Some adults see Him as a great social welfare advocate, preaching wealth redistribution and the evils of moneymaking, while some adults see Him as encouraging the hoarding of profits people earn as the result of honest work.  After all, it's the love of money that's the root of all sorts of evil, not money itself.

Some adults see Him as a red-blooded American right-wing Republican, a swashbuckling champion of individuality, freedom, and fun.  Meanwhile, however, some adults see Him as an apolitical moralist who created the institution of government, and told His followers to "render unto Caesar the things that are Caesar's."  And that Biblical freedom is not political freedom.

Some adults see Him as a pop culture icon, readily adaptable to changing styles and fashions, and totally fine with going with the flow.  Other adults see Him as rigidly ascribing to His Father's holy decrees, some out of legalism, and others simply because we're called to be separate; "in the world, but not of it."

And then, of course, there are all of the other adults who see the nuanced degrees of differences, exceptions, and interpretations between these more popular visions of Christ.  We believe that since the Christ in Whom we're to believe isn't explicitly described for us in the Bible, that we're entitled to a certain degree of flexibility when it comes to envisioning how and why we believe in, trust in, and serve the Son of God.

Meanwhile, I keep being drawn to the last few lines of this carol by Alfred Burt.  Not as a universalistic panacea for all that ails Christ's Earthly body, but as a refrain of authentic worship that is more profound that we normally expect in such songs:

O lay aside each earthly thing, And with thy heart as offering,
Come worship now the infant King. 'Tis love that's born tonight!

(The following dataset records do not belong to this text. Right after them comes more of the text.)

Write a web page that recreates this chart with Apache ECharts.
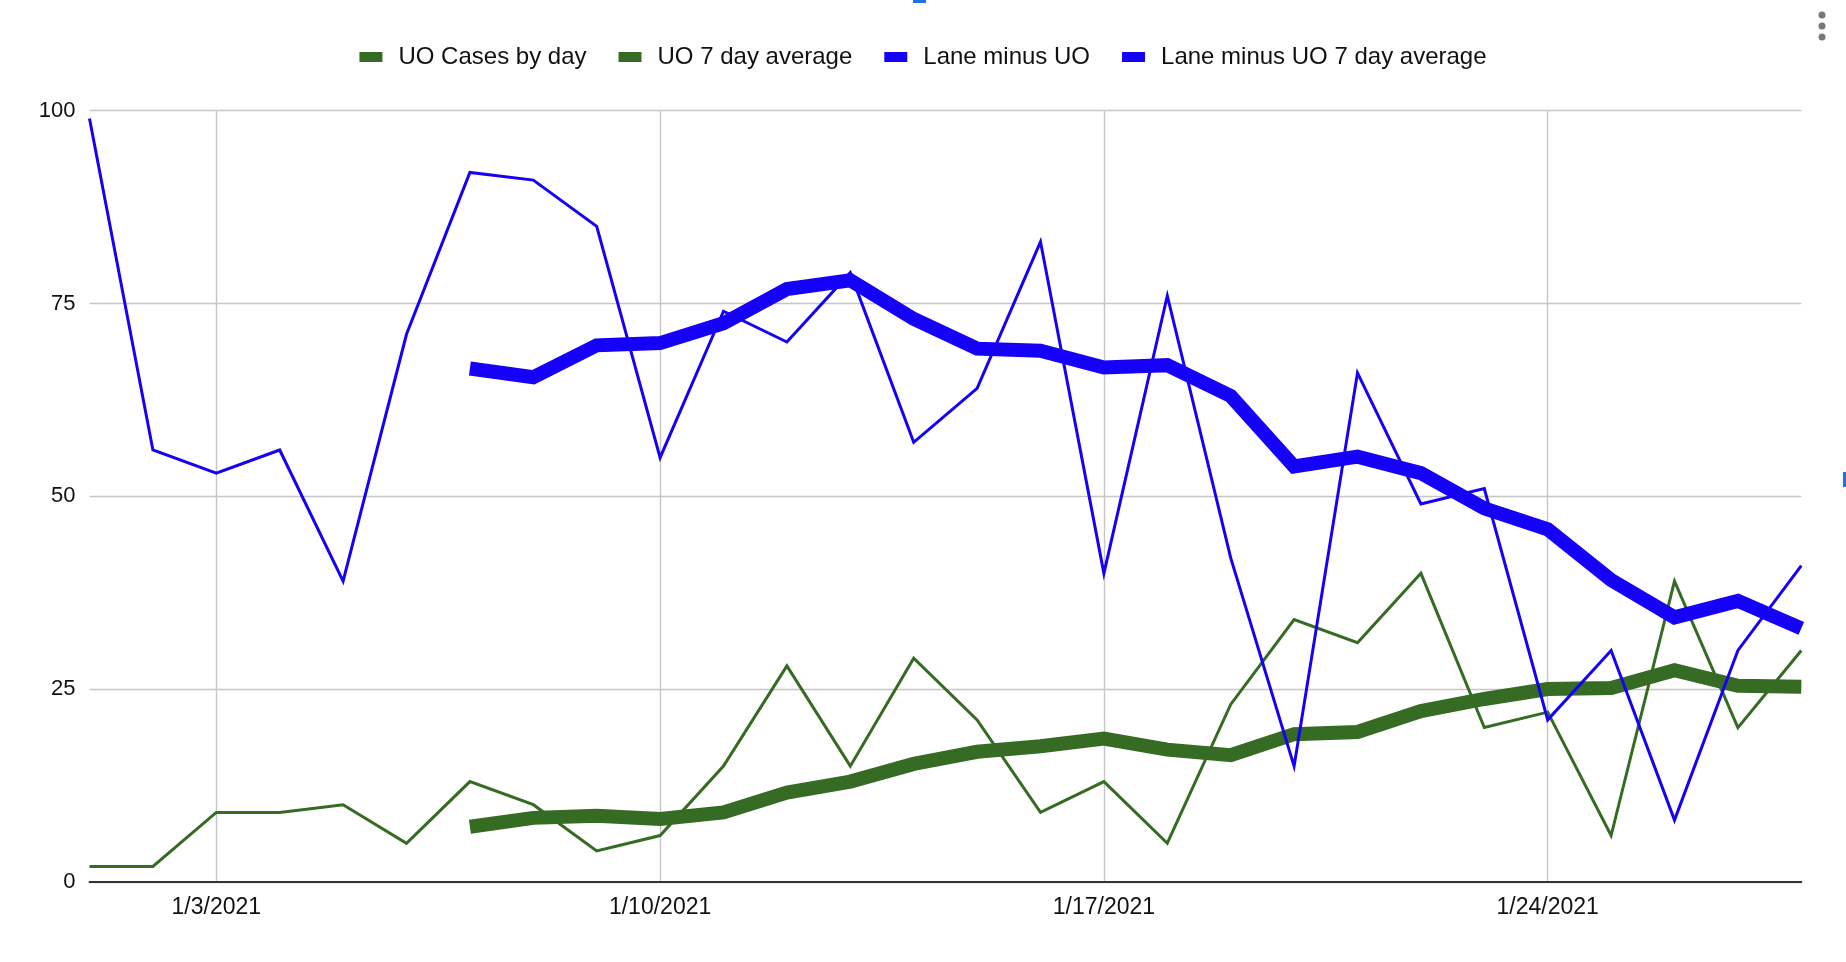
<!DOCTYPE html>
<html>
<head>
<meta charset="utf-8">
<script src="https://cdn.jsdelivr.net/npm/echarts@6/dist/echarts.min.js"></script>
<style>
html,body{margin:0;padding:0;background:#fff;}
#chart{width:1846px;height:962px;}
</style>
</head>
<body>
<div id="chart"></div>
<script>
const categories = ['1/1/2021','1/2/2021','1/3/2021','1/4/2021','1/5/2021','1/6/2021','1/7/2021',
  '1/8/2021','1/9/2021','1/10/2021','1/11/2021','1/12/2021','1/13/2021','1/14/2021',
  '1/15/2021','1/16/2021','1/17/2021','1/18/2021','1/19/2021','1/20/2021','1/21/2021',
  '1/22/2021','1/23/2021','1/24/2021','1/25/2021','1/26/2021','1/27/2021','1/28/2021'];
const labeledDates = ['1/3/2021','1/10/2021','1/17/2021','1/24/2021'];
const yTicks = [0, 25, 50, 75, 100];

const uoCases = [2,2,9,9,10,5,13,10,4,6,15,28,15,29,21,9,13,5,23,34,31,40,20,22,6,39,20,30];
const uo7Avg = [null,null,null,null,null,null,7.14,8.29,8.57,8.14,9.00,11.57,13.00,15.29,
  16.86,17.57,18.57,17.14,16.43,19.14,19.43,22.14,23.71,25.00,25.14,27.43,25.43,25.29];
const laneMinusUO = [99,56,53,56,39,71,92,91,85,55,74,70,79,57,64,83,40,76,42,15,66,49,51,21,30,8,30,41];
const laneMinusUO7Avg = [null,null,null,null,null,null,66.57,65.43,69.57,69.86,72.43,76.86,78.00,73.00,
  69.14,68.86,66.71,67.00,63.00,53.86,55.14,53.00,48.43,45.71,39.14,34.29,36.43,32.86];

const seriesNames = ['UO Cases by day','UO 7 day average','Lane minus UO','Lane minus UO 7 day average'];
const green = '#356b22';
const blue = '#1500f8';
const FONT = '"Liberation Sans", Arial, sans-serif';

const chart = echarts.init(document.getElementById('chart'), null, {renderer:'canvas'});
const isLabeled = (idx, val) => labeledDates.indexOf(categories[idx]) >= 0;

function lineSeries(name, data, color, width, z) {
  return {
    name, type:'line', data, showSymbol:false, symbol:'none', connectNulls:false,
    z, animation:false,
    lineStyle:{color, width, join:'miter', miterLimit:10, cap:'butt'},
    itemStyle:{color},
    emphasis:{disabled:true}
  };
}

chart.setOption({
  animation:false,
  backgroundColor:'#fff',
  textStyle:{fontFamily:FONT},
  legend:{
    top:40, left:'center',
    icon:'rect', itemWidth:23, itemHeight:10, itemGap:32,
    textStyle:{fontSize:24, color:'#111', fontFamily:FONT, padding:[0,0,0,11]},
    data:seriesNames
  },
  grid:{left:89.5, right:44.7, top:110.7, bottom:80.2, containLabel:false},
  xAxis:{
    type:'category', data:categories, boundaryGap:false,
    axisLine:{show:true, lineStyle:{color:'#333', width:2}},
    axisTick:{show:false},
    axisLabel:{interval:isLabeled, fontSize:23, color:'#111', margin:14, fontFamily:FONT},
    splitLine:{show:true, interval:isLabeled, lineStyle:{color:'#c6c6c6', width:1.4}}
  },
  yAxis:{
    type:'value', min:yTicks[0], max:yTicks[yTicks.length-1], interval:25,
    axisLine:{show:false}, axisTick:{show:false},
    axisLabel:{fontSize:22, color:'#111', margin:14, fontFamily:FONT},
    splitLine:{show:true, lineStyle:{color:'#c6c6c6', width:1.4}}
  },
  series:[
    lineSeries(seriesNames[0], uoCases, green, 3, 2),
    lineSeries(seriesNames[1], uo7Avg, green, 14, 3),
    lineSeries(seriesNames[2], laneMinusUO, blue, 3, 4),
    lineSeries(seriesNames[3], laneMinusUO7Avg, blue, 14, 5)
  ],
  graphic:[
    {type:'rect', shape:{x:913, y:0, width:13, height:3}, style:{fill:'#1a73e8'}},
    {type:'rect', shape:{x:1843, y:472, width:3, height:15}, style:{fill:'#1a73e8'}},
    {type:'circle', shape:{cx:1822, cy:15, r:3.5}, style:{fill:'#777'}},
    {type:'circle', shape:{cx:1822, cy:26, r:3.5}, style:{fill:'#777'}},
    {type:'circle', shape:{cx:1822, cy:37, r:3.5}, style:{fill:'#777'}}
  ]
});
</script>
</body>
</html>
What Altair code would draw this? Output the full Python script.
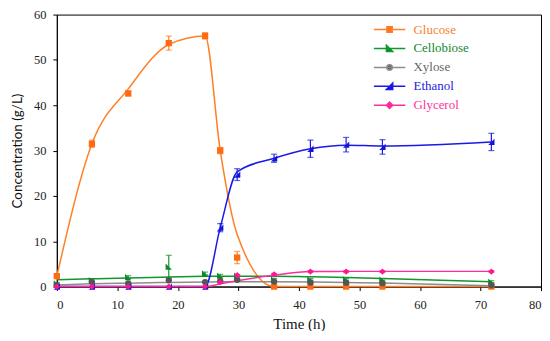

Do we love Christ more than we love ourselves?  Do we love others more than we love ourselves?  Do we love our ideas, preferences, lifestyles, money, skills, interpretations, idols, and even our fears more than we love Christ?

Yes, how we "mature" Christians see Him should have a lot more to do with His truth than His skin color.  Unfortunately, the way some Christians want to see Christ seems to have less to do with unpopular morality, His relationship with our holy Father, and the penalty of our raw sins from which His death frees us, and more to do with easy, rationalized, sophomoric trendiness.

Let's not forget that God looks at our hears, and knows the degree of our allegiance to His Word.  So Whom are we fooling?  The more that Christ is "King" of our lives, and not simply a pawn of our myopic worldview, how we see Him will probably bear less resemblance to the world around us.  And it'll probably show, when contrasted to the world around us.

The apostle Paul put it rather succinctly in Colossians 2:8:  "See to it that no one takes you captive through hollow and deceptive philosophy, which depends on human tradition and the basic principles of this world rather than on Christ."

It's not just little children who need to lay aside each Earthly thing!